15 May 17:
The 2016 report of income for UK Reporting Fund purposes is now available here; the page listing all reports (starting 2013) is www.apolloinvestment.com/UKreportingfund.html.
3 May 17:
The Apollo Asia Fund NAV rose 1.6% in April to US$2,062.85; charts.
9 Apr 17:
The 1Q report discusses business risks under capricious rulers, and a regional stock exchange seeking suggestions for improvement.
4 Apr 17:
The Apollo Asia Fund NAV rose 5.2% in March to US$2,030.55; charts.
1 Mar 17:
The Apollo Asia Fund NAV rose 3.3% in February, to US$1,930.46. Charts will be updated later in the month.
23 Feb 17:
Returning to the topic of Disappearing Hills, a New York Times article mentions more - in Cambodia, where iconic limestone karst scenery and undocumented ecosystems are being quarried by joint ventures with the top Thai cement companies: 'A race to document rare plants before these cliffs are ground to dust'.

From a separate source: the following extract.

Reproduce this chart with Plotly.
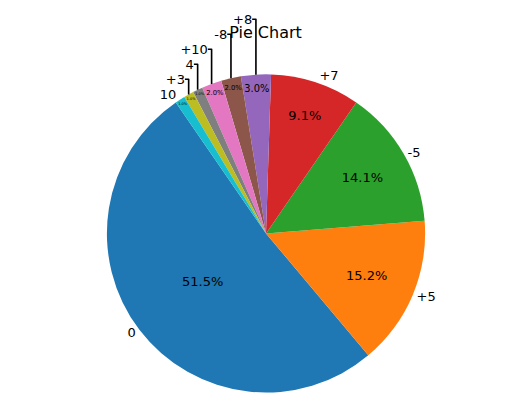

A more hopeful message comes from Derek Byerlee, author of a new book on tropical oils, interviewed here: 'What happens when the soy and palm oil boom ends?' He envisages ongoing demand growth, but at a slower pace, allowing cautious optimism that the environmental impact may be reduced by better management and prioritisation of land use. Poor governance in areas like Kalimantan and West Papua make this challenging, but 'the zero deforestation commitment by big traders of palm oil is a major breakthrough' and 'new technologies for supply chain management and real-time monitoring of deforestation improve the chances for success'.
Thought-provoking charts on the demographic transition under way in China and worldwide are provided by Chris Hamilton on the Econimica website, in this and earlier postings.
The depressing news of the conviction of Lena Hendry for organizing a private showing of a human rights documentary, under an act which apparently prohibits possession of a film without government approval, was accompanied by comment on Malaysia's slide down the rankings of the World Press Freedom Index. The free flow of information is vital to an investment management firm, and to efficient capital allocation for a country, so we looked at the rankings. Disconcertingly, in the 2016 ranking, most of the countries in which we hunt for investments are ranked between 130 and 176 out of 180. (The only exceptions are Japan, Australia, and Hong Kong for now.) Alarmingly, over the 10 years since 2006, declines in this group have outnumbered improvements by 9 to 3. Improvements were in Myanmar, the Philippines (we'll see if that lasts), and Pakistan. The fastest slump has been in Malaysia, from 92 to 146. Forward-thinking governments might wish to encourage a well-informed workforce.
6 Feb 17:
The Apollo Asia Fund NAV rose 3.0% in January to US$1,868.62; charts.
Inside Indonesia has a special edition discussing an urgent need for environmental education. This would be relevant to many countries; sharing best practice on educational approaches and resources would make sense.
16 Jan 17:
A Mongabay article on the controversial Don Sahong dam project asks how much the Lao government is risking for hydropower. It has excellent links, such as this stunning map of the many regional hydropower projects.
4 Jan 17:
The Apollo Asia Fund NAV fell 0.4% in December to US$1,814.41; charts.